Thanks for this. What a lifesaver! After having our SSIS 2012 server in production for a year, we suddenly started seeing mass cancellations from midnight to 3 AM every night. Turns out that nasty SSIS Maintenance Job is configured to retain 365 days of data by default. So while it completed in a few seconds for the first year, it suddenly started to take three hours without warning, canceling everything in its path and leaving no useful error messages behind. What a mess! And incredibly inefficient just for maintaining ~100 rows!
We changed that job’s schedule and gave it its own time slot with no other competing packages, and all is well again.

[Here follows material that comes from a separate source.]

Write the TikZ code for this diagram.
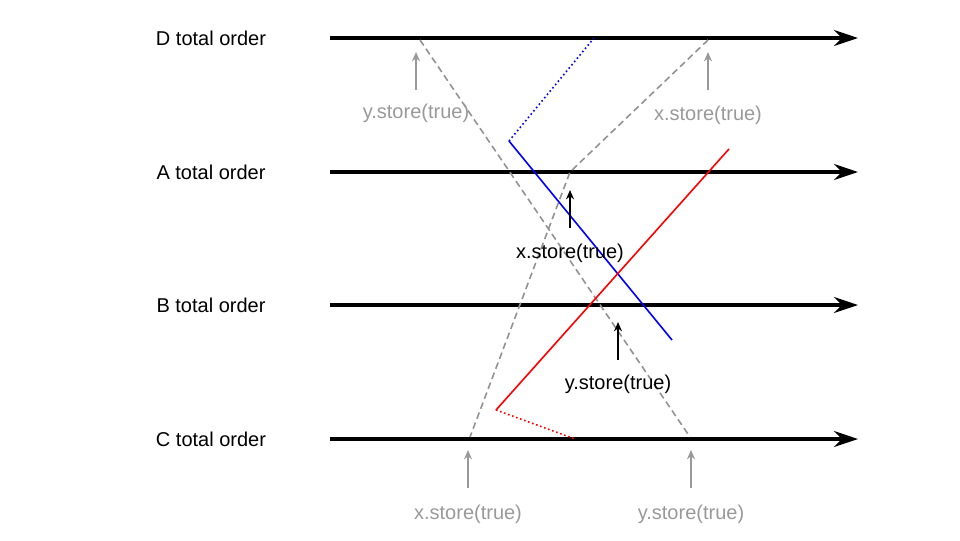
\documentclass[tikz,border=0pt]{standalone}
\usepackage{fontspec}
\setmainfont{Liberation Sans}
\usetikzlibrary{arrows.meta}
\begin{document}
\begin{tikzpicture}[x=0.75pt,y=-0.75pt,
  axis/.style={line width=2.4pt,-{Stealth[length=18pt,width=12pt]}},
  lab/.style={font=\fontsize{15}{18}\selectfont},
  glab/.style={lab,text=gray!80},
  garr/.style={gray!80,line width=1.4pt,-{Stealth[length=7pt,width=6pt]}},
  barr/.style={black,line width=1.4pt,-{Stealth[length=7pt,width=6pt]}},
  gd/.style={gray!85,line width=1.2pt,dash pattern=on 5pt off 3pt}]
\useasboundingbox (0,0) rectangle (960,540);
\foreach \n/\t/\y in {d/D/38,a/A/172,b/B/305,c/C/439}{
  \node[lab] (\n l) at (211,\y) {\t\ total order};
  \coordinate (\n s) at (330,\y);
  \coordinate (\n e) at (858,\y);
  \draw[axis] (\n s) -- (\n e);
}
\coordinate (g1a) at (420,40); \coordinate (g1b) at (690,437);
\coordinate (g2a) at (708,40); \coordinate (g2b) at (570,172); \coordinate (g2c) at (470,437);
\draw[gd] (g1a) -- (g1b);
\draw[gd] (g2a) -- (g2b) -- (g2c);
\coordinate (bl1) at (509,141); \coordinate (bl2) at (672,340); \coordinate (bl3) at (594,38);
\draw[blue,line width=1.2pt] (bl1) -- (bl2);
\draw[blue,line width=1.2pt,dotted] (bl1) -- (bl3);
\coordinate (r1) at (496,410); \coordinate (r2) at (729,149); \coordinate (r3) at (575,439);
\draw[red,line width=1.2pt] (r1) -- (r2);
\draw[red,line width=1.2pt,dotted] (r1) -- (r3);
\node[glab] (t1) at (416,113) {y.store(true)};
\coordinate (t1a) at (416,90); \coordinate (t1b) at (416,52);
\draw[garr] (t1a) -- (t1b);
\node[glab] (t2) at (708,115) {x.store(true)};
\coordinate (t2a) at (708,90); \coordinate (t2b) at (708,52);
\draw[garr] (t2a) -- (t2b);
\node[glab] (t3) at (468,514) {x.store(true)};
\coordinate (t3a) at (468,488); \coordinate (t3b) at (468,450);
\draw[garr] (t3a) -- (t3b);
\node[glab] (t4) at (691,514) {y.store(true)};
\coordinate (t4a) at (691,488); \coordinate (t4b) at (691,450);
\draw[garr] (t4a) -- (t4b);
\node[lab] (t5) at (570,253) {x.store(true)};
\coordinate (t5a) at (570,228); \coordinate (t5b) at (570,190);
\draw[barr] (t5a) -- (t5b);
\node[lab] (t6) at (618,384) {y.store(true)};
\coordinate (t6a) at (618,360); \coordinate (t6b) at (618,322);
\draw[barr] (t6a) -- (t6b);
\end{tikzpicture}
\end{document}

Awesome! am really glad this helped you. The SSIS catalog maintenance operation is definitely not thought out properly for a high usage environment.
I also recommend reading this nice article by Phil Brammer on how to optimize the SSIS catalog , which also speeds up the overall time it takes to complete the SSIS maintenance operation.
Awesome, yeah those indexes were definitely needed too. Thanks again!